Reichert emphasized his experience in public service, mostly his 30 years in law enforcement. He had gained national recognition after the 2001 arrest in the Green River Killer case, early in his second term as King County sheriff.

The 8th District was also seen as classic swing territory: Voters there have always sent a Republican to Congress, but favored Democrats John Kerry for president and Patty Murray for Senate in 2004.

Burner had led Reichert in earlier King County returns, although an Associated Press analysis showed her margin there was likely not enough to overcome his lead in the Pierce County portion of the district, which sprawls across the suburbs east and southeast of Seattle.

In Monday's count, Reichert pulled slightly ahead of Burner in King County, putting the race out of reach. The vast majority of voters cast ballots by mail, and they count as long as they were postmarked by Nov. 7. Vote counting was to continue in the district for at least two more days.

Burner's campaign had been staking its hopes on some 20,000 absentee ballots dropped off at polling sites in King County, which were to be counted later in the week. But it was unclear how many of the ballots were from the state's 8th District.

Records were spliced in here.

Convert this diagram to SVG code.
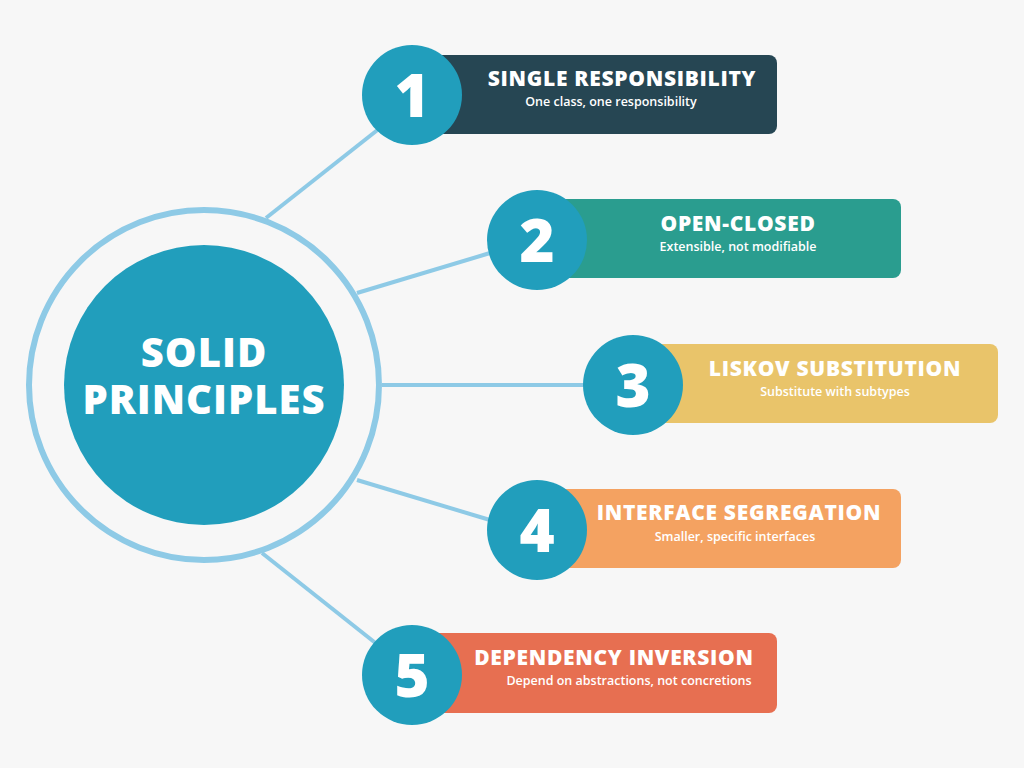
<svg xmlns="http://www.w3.org/2000/svg" width="1024" height="768" viewBox="0 0 1024 768">
<style>
.c{stroke:#8ecae6;stroke-width:4;fill:none}
.n{fill:#219ebc}
.num{font-family:"Open Sans",sans-serif;font-weight:800;font-size:60px;fill:#fff;text-anchor:middle}
.t{font-family:"Open Sans",sans-serif;font-weight:800;font-size:21px;letter-spacing:0.7px;fill:#fff;text-anchor:middle}
.s{font-family:"Open Sans",sans-serif;font-weight:600;font-size:12.5px;fill:#fff;text-anchor:middle}
.h{font-family:"Open Sans",sans-serif;font-weight:800;font-size:40px;letter-spacing:1px;fill:#fff;text-anchor:middle}
</style>
<rect width="1024" height="768" fill="#f7f7f7"/>
<g id="connectors">
<line class="c" x1="266" y1="218" x2="380" y2="128"/>
<line class="c" x1="357" y1="293" x2="490" y2="253"/>
<line class="c" x1="382" y1="385" x2="585" y2="385"/>
<line class="c" x1="357" y1="480" x2="490" y2="520"/>
<line class="c" x1="262" y1="553" x2="378" y2="645"/>
</g>
<g id="center">
<circle cx="204" cy="385" r="175" fill="none" stroke="#8ecae6" stroke-width="6"/>
<circle cx="204" cy="385" r="140" fill="#219ebc"/>
<text class="h" x="204" y="367">SOLID</text>
<text class="h" x="204" y="414">PRINCIPLES</text>
</g>
<g id="n1">
<rect x="430" y="55" width="347" height="79" rx="8" fill="#264653"/>
<circle class="n" cx="412" cy="95" r="50"/>
<text class="num" x="412" y="117">1</text>
<text class="t" x="622" y="86">SINGLE RESPONSIBILITY</text>
<text class="s" x="611" y="106">One class, one responsibility</text>
</g>
<g id="n2">
<rect x="555" y="199" width="346" height="79" rx="8" fill="#2a9d8f"/>
<circle class="n" cx="537" cy="240" r="50"/>
<text class="num" x="537" y="262">2</text>
<text class="t" x="738" y="231">OPEN-CLOSED</text>
<text class="s" x="738" y="251">Extensible, not modifiable</text>
</g>
<g id="n3">
<rect x="650" y="344" width="348" height="79" rx="8" fill="#e9c46a"/>
<circle class="n" cx="633" cy="385" r="50"/>
<text class="num" x="633" y="407">3</text>
<text class="t" x="835" y="376">LISKOV SUBSTITUTION</text>
<text class="s" x="835" y="396">Substitute with subtypes</text>
</g>
<g id="n4">
<rect x="555" y="489" width="346" height="79" rx="8" fill="#f4a261"/>
<circle class="n" cx="537" cy="530" r="50"/>
<text class="num" x="537" y="552">4</text>
<text class="t" x="739" y="520">INTERFACE SEGREGATION</text>
<text class="s" x="735" y="541">Smaller, specific interfaces</text>
</g>
<g id="n5">
<rect x="430" y="633" width="347" height="80" rx="8" fill="#e76f51"/>
<circle class="n" cx="412" cy="675" r="50"/>
<text class="num" x="412" y="697">5</text>
<text class="t" x="614" y="665">DEPENDENCY INVERSION</text>
<text class="s" x="629" y="685">Depend on abstractions, not concretions</text>
</g>
</svg>
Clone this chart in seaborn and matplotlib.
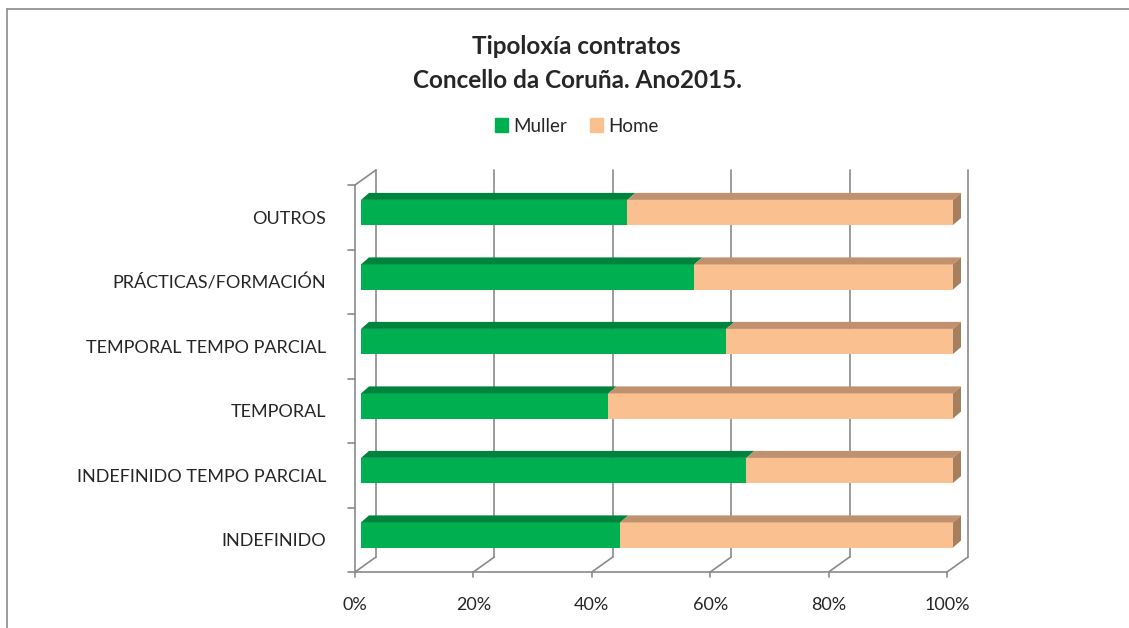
import matplotlib
matplotlib.use("Agg")
import matplotlib.pyplot as plt
import seaborn as sns
from matplotlib.transforms import ScaledTranslation, IdentityTransform
from matplotlib.patches import Patch
from matplotlib.lines import Line2D

# data (percent of contracts), top to bottom as in the chart
categories = ["OUTROS", "PRÁCTICAS/FORMACIÓN", "TEMPORAL TEMPO PARCIAL",
              "TEMPORAL", "INDEFINIDO TEMPO PARCIAL", "INDEFINIDO"]
muller = [45.0, 56.3, 61.7, 41.8, 65.1, 43.8]
home = [55.0, 43.7, 38.3, 58.2, 34.9, 56.2]
xticks = [0, 20, 40, 60, 80, 100]

GREEN, GREEN_TOP = "#00B050", "#00843D"
ORANGE, ORANGE_TOP, ORANGE_SIDE = "#FAC090", "#C0916E", "#A67F5F"
GRID = "#8A8A8A"
FONT = "Lato"

W, H = 1129, 628
AX_L, AX_R, AX_T, AX_B = 361, 953, 185, 572   # pixel box of the bar area
BAR_W = 0.39
DEPTH_X, DEPTH_Y = 8, 7       # bar 3d depth in px
WALL_X, WALL_Y = 15, 15       # back wall offset in px
FRONT_X = -6                  # front floor offset in px

sns.set_style("white")
plt.rcParams["font.family"] = [FONT, "DejaVu Sans"]

fig = plt.figure(figsize=(W / 100, H / 100), dpi=100)
ax = fig.add_axes([AX_L / W, 1 - AX_B / H, (AX_R - AX_L) / W, (AX_B - AX_T) / H])

total = [m + h for m, h in zip(muller, home)]
sns.barplot(x=total, y=categories, order=categories, color=ORANGE, saturation=1,
            width=BAR_W, linewidth=0, ax=ax, orient="h")
sns.barplot(x=muller, y=categories, order=categories, color=GREEN, saturation=1,
            width=BAR_W, linewidth=0, ax=ax, orient="h")

ax.set_xlim(0, 100)
ax.set_ylim(5.574, -0.426)
for s in ax.spines.values():
    s.set_visible(False)
ax.set_xlabel("")
ax.set_ylabel("")
ax.patch.set_alpha(0)

# 3d faces of the bars
sx = 100 / (AX_R - AX_L)
sy = 6.0 / (AX_B - AX_T)
dxd, dyd = DEPTH_X * sx, DEPTH_Y * sy
for i, (m, h) in enumerate(zip(muller, home)):
    top = i - BAR_W / 2
    back = top - dyd
    ax.fill([0, m, m + dxd, dxd], [top, top, back, back], color=GREEN_TOP, lw=0, clip_on=False)
    ax.fill([m, m + h, m + h + dxd, m + dxd], [top, top, back, back], color=ORANGE_TOP, lw=0, clip_on=False)
    ax.fill([m + h, m + h + dxd, m + h + dxd, m + h], [top, back, back + BAR_W, top + BAR_W],
            color=ORANGE_SIDE, lw=0, clip_on=False)

# ticks and labels
ax.set_xticks(xticks)
ax.set_xticklabels([f"{t}%" for t in xticks], fontsize=13)
ax.set_yticks(range(len(categories)))
ax.set_yticklabels(categories, fontsize=13)
ax.tick_params(axis="x", length=0, pad=18)
ax.tick_params(axis="y", length=0, pad=25)
for t in ax.get_xticklabels():
    t.set_transform(t.get_transform() + ScaledTranslation(FRONT_X / 100, 0, fig.dpi_scale_trans))
for t in ax.get_yticklabels():
    t.set_transform(t.get_transform() + ScaledTranslation(0, -5 / 100, fig.dpi_scale_trans))


def disp(xd, yfrac, dx=0, dy=0):
    X = ax.transData.transform((xd, 0))[0] + dx
    Y = ax.transAxes.transform((0, yfrac))[1] + dy
    return X, Y


def seg(p1, p2, z=0.5):
    ax.add_line(Line2D([p1[0], p2[0]], [p1[1], p2[1]], color=GRID, lw=1.2,
                       transform=IdentityTransform(), clip_on=False, zorder=z))


# back wall grid
for p in xticks:
    seg(disp(p, 0, WALL_X, WALL_Y), disp(p, 1, WALL_X, WALL_Y))
    seg(disp(p, 0, FRONT_X, 0), disp(p, 0, WALL_X, WALL_Y))
    seg(disp(p, 0, FRONT_X, 0), disp(p, 0, FRONT_X, -5))
seg(disp(0, 0, FRONT_X, 0), disp(100, 0, FRONT_X, 0))
seg(disp(0, 0, FRONT_X, 0), disp(0, 1, FRONT_X, 0))
seg(disp(0, 1, FRONT_X, 0), disp(0, 1, WALL_X, WALL_Y))
for k in range(len(categories) + 1):
    f = k / len(categories)
    seg(disp(0, f, FRONT_X, 0), disp(0, f, FRONT_X - 7, 0))

# title and legend
fig.text(576 / W, 1 - 47 / H, "Tipoloxía contratos", ha="center", va="center",
         fontsize=17.5, fontweight="bold")
fig.text(577 / W, 1 - 80 / H, "Concello da Coruña. Ano2015.", ha="center", va="center",
         fontsize=17.5, fontweight="bold")
handles = [Patch(color=GREEN, label="Muller"), Patch(color=ORANGE, label="Home")]
fig.legend(handles=handles, ncol=2, loc="center", bbox_to_anchor=(577 / W, 1 - 126 / H),
           frameon=False, fontsize=13.5, handlelength=0.7, handleheight=0.7,
           handletextpad=0.3, columnspacing=1.2)

# chart area border
fig.add_artist(Line2D([7 / W, 7 / W], [-0.01, 1 - 9 / H], color=GRID, lw=1.2))
fig.add_artist(Line2D([7 / W, 1.01], [1 - 9 / H, 1 - 9 / H], color=GRID, lw=1.2))

fig.savefig("out.png", dpi=100, facecolor="white")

Those ballots were under guard Monday because more voters than expected dropped their absentee ballots at polling sites, overstuffing the security bags meant to carry them to election headquarters.

King County's elections chief said the bags' chain of custody was clear, and the absentee ballots have their own security measures. But elections officials wanted to get clearance from the canvassing board on Tuesday before tallying the votes.

Reichert and Burner raised more than $5 million combined, putting both of them among a Federal Election Commission list of the year's top 50 congressional fundraisers. National party campaign committees also spent millions on the race.